Written task
Copy each line of the records that holds the string "matplotlib".

Data rows

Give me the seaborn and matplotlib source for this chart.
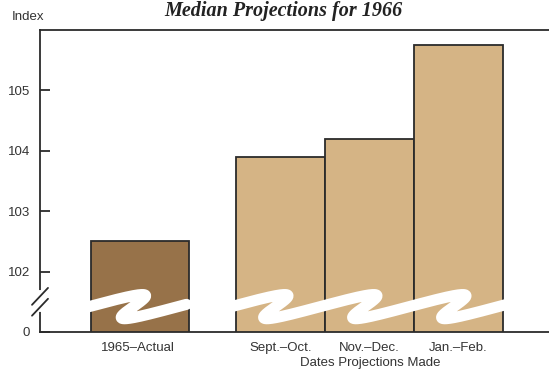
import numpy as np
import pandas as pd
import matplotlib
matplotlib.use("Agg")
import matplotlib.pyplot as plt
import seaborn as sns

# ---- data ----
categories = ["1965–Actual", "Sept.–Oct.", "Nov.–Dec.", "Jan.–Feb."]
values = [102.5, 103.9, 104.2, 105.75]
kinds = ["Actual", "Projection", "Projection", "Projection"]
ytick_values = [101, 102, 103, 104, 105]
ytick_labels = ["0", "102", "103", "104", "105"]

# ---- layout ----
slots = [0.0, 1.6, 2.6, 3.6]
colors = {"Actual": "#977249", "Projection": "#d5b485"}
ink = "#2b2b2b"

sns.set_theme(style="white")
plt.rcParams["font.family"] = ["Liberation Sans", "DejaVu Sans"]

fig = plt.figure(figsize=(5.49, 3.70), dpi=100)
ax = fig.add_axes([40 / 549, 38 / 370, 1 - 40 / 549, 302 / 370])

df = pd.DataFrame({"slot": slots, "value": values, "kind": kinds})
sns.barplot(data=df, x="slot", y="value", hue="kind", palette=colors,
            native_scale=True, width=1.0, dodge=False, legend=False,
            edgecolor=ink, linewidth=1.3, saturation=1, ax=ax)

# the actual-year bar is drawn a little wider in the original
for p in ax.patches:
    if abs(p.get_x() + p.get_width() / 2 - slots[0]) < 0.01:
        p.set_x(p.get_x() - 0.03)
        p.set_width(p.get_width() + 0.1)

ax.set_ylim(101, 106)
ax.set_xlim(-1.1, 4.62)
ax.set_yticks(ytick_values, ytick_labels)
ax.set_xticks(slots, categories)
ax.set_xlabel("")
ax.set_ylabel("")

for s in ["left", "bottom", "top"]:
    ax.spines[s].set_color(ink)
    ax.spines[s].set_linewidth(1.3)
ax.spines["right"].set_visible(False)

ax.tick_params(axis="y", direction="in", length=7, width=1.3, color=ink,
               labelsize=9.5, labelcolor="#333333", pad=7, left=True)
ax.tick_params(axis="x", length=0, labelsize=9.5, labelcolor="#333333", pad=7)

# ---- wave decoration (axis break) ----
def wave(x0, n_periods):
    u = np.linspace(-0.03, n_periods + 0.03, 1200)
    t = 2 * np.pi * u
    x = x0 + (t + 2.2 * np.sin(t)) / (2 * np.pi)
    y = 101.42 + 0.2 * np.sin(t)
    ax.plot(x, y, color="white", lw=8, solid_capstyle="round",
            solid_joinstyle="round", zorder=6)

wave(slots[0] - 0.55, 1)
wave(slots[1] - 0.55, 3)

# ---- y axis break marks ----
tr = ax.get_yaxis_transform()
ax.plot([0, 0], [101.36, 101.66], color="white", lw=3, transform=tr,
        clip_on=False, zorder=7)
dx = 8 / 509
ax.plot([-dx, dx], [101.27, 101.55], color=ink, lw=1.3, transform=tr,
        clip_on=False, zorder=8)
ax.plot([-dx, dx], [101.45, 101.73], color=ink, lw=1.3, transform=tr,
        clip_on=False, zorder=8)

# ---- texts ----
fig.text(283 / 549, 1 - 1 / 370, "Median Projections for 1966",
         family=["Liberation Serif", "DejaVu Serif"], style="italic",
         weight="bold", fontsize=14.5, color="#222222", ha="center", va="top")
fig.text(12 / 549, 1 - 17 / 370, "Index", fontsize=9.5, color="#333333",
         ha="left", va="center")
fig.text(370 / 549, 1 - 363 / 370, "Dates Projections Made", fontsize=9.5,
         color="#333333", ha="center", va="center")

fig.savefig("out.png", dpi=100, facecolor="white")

* * *

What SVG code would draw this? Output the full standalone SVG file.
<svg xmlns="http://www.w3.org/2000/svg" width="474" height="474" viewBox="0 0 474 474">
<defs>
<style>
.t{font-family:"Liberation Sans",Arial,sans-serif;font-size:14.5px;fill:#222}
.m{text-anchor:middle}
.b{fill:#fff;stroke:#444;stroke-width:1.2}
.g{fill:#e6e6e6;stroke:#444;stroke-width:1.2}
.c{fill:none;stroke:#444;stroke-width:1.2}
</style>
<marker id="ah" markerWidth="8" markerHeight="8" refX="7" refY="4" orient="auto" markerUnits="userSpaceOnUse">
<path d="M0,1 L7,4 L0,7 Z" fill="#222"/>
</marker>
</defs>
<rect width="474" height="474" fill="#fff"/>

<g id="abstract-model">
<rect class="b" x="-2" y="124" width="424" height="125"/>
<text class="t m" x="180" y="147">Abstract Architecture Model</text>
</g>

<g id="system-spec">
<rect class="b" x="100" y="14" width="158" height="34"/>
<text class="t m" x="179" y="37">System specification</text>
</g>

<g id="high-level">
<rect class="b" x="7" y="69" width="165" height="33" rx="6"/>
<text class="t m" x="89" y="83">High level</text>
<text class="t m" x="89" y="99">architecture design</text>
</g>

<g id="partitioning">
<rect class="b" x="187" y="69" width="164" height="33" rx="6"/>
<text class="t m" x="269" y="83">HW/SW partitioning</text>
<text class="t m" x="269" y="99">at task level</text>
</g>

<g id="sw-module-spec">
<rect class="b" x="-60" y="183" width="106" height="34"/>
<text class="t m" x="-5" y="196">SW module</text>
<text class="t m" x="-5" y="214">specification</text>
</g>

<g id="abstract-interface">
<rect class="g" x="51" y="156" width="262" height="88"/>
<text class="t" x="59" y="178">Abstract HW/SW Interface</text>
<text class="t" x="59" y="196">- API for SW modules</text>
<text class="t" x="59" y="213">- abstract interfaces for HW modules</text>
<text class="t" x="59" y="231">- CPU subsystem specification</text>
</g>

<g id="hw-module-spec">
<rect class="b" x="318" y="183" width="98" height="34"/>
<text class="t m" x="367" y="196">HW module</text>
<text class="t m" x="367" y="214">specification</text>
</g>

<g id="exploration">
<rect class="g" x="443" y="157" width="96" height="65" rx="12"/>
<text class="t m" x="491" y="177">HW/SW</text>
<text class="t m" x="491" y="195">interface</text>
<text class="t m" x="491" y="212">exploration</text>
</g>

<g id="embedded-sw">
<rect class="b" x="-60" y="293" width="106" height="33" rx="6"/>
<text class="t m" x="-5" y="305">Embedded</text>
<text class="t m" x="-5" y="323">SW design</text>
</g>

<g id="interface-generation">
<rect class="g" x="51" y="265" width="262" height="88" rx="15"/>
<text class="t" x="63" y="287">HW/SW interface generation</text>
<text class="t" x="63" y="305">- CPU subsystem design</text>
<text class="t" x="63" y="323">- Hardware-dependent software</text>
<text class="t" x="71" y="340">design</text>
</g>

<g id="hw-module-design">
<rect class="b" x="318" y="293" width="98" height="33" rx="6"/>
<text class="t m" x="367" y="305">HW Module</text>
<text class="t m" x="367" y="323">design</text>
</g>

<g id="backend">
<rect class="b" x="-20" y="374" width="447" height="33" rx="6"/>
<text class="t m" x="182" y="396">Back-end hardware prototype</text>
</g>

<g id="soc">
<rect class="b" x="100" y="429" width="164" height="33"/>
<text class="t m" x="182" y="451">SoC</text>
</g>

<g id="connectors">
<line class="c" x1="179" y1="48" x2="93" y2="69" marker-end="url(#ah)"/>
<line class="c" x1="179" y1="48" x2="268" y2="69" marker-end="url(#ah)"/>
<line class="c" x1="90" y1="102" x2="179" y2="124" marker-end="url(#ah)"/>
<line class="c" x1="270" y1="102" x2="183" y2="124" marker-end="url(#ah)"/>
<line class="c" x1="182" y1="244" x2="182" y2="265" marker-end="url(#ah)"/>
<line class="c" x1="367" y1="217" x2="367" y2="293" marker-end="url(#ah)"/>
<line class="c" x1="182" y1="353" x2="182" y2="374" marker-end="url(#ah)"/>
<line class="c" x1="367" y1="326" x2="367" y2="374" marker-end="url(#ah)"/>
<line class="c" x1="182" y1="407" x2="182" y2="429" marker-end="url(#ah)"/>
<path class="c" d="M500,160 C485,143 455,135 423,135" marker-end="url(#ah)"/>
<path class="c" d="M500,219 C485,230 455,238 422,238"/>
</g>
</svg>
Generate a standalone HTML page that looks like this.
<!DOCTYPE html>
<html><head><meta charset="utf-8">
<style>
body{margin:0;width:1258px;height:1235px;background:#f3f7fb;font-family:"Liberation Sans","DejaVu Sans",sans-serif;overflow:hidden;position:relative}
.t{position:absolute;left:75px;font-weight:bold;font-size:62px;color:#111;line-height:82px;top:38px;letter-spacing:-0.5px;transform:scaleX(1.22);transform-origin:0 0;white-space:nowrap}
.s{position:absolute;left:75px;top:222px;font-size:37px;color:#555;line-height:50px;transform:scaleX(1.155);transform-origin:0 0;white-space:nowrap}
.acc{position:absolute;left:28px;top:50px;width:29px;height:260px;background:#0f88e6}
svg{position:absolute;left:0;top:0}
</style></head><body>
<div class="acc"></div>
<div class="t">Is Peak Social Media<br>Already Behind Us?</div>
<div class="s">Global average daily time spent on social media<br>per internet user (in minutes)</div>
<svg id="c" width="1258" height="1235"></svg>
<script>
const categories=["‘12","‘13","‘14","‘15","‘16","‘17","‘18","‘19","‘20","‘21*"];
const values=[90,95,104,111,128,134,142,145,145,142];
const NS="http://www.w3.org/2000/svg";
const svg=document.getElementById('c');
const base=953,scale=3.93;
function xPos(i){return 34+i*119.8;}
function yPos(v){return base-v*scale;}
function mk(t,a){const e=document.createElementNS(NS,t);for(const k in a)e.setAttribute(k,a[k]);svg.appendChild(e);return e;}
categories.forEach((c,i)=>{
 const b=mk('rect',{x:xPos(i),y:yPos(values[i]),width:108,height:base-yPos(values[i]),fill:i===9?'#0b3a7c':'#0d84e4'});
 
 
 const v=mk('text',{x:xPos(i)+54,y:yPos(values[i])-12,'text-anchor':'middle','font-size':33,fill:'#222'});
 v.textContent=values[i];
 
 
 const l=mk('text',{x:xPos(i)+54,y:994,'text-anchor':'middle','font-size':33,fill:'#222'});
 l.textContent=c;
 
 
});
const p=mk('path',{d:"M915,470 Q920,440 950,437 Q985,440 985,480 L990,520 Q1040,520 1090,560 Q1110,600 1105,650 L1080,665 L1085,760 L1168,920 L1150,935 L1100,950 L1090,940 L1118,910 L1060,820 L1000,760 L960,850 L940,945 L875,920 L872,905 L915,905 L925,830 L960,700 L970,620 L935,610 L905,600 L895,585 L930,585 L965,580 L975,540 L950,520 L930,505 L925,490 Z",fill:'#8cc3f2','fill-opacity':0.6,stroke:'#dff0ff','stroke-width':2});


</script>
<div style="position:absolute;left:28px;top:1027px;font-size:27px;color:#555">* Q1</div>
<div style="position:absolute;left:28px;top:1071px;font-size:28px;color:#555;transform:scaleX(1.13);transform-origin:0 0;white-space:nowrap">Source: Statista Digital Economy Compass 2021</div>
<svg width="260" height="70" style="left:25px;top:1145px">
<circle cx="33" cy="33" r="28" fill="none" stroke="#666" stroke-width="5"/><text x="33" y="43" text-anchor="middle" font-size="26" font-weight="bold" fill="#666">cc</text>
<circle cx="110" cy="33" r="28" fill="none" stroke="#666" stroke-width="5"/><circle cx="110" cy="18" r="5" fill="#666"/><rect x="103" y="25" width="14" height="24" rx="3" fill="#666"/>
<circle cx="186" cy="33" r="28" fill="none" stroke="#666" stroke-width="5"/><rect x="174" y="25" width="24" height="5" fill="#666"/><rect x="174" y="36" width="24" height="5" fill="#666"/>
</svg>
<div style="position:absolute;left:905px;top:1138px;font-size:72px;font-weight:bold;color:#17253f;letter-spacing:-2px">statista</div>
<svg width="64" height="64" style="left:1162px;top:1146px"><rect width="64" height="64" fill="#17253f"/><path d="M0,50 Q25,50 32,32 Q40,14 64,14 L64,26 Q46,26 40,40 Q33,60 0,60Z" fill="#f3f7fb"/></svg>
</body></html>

==

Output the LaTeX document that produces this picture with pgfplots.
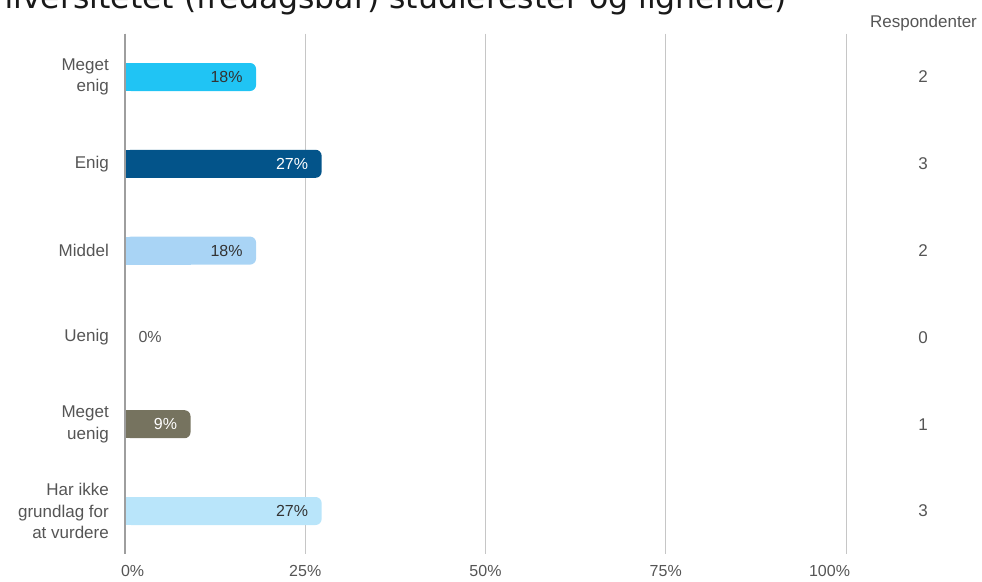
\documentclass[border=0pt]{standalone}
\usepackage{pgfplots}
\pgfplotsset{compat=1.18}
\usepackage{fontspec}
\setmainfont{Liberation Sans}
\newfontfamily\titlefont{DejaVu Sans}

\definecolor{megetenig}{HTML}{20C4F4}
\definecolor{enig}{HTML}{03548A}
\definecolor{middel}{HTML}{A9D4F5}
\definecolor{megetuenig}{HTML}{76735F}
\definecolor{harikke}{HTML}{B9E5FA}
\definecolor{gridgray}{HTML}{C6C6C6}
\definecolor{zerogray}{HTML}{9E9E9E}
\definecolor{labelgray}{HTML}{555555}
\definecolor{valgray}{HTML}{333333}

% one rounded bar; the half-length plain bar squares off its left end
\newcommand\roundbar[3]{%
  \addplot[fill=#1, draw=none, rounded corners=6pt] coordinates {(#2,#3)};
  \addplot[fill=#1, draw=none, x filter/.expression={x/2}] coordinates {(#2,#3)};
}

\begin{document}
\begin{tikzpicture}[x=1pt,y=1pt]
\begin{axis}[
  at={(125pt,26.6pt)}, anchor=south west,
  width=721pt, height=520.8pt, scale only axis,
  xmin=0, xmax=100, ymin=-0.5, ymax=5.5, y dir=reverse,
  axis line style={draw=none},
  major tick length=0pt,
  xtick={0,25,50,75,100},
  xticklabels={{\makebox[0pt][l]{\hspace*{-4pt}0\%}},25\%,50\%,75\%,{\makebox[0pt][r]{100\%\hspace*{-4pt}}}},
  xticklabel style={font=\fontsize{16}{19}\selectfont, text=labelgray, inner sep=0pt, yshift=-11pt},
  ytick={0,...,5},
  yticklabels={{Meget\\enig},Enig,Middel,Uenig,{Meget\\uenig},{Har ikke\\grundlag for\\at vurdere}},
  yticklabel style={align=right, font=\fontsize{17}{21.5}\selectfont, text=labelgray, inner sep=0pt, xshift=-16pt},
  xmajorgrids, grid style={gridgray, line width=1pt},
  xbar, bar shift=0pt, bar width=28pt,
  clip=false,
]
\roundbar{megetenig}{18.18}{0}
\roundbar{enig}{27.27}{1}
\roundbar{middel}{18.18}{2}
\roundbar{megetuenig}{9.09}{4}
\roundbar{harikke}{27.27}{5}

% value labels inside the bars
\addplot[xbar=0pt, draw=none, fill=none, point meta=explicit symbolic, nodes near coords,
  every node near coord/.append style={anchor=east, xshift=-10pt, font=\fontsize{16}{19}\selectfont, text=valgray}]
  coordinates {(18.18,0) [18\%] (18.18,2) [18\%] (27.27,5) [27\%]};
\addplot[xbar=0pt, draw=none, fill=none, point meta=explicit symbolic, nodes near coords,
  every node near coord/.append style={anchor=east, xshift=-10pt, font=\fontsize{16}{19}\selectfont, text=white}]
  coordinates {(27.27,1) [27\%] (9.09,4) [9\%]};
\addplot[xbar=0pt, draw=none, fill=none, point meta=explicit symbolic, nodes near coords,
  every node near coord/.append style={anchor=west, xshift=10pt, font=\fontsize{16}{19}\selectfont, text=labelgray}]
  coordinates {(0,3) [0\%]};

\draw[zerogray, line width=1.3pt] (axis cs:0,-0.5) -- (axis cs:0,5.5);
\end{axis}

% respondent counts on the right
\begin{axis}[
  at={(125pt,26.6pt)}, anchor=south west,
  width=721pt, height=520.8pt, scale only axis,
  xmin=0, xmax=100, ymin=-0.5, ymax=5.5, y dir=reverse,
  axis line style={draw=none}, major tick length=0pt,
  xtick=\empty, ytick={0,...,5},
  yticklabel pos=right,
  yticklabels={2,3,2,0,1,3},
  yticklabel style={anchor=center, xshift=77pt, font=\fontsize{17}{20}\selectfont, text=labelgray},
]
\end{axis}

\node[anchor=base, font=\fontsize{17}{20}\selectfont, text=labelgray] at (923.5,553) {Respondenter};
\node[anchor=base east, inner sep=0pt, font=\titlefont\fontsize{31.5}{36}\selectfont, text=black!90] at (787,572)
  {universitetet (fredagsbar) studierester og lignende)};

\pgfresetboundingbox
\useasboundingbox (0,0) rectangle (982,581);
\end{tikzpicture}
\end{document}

Complete output
Give me the seaborn and matplotlib source for this chart.
import matplotlib
matplotlib.use("Agg")
import matplotlib.pyplot as plt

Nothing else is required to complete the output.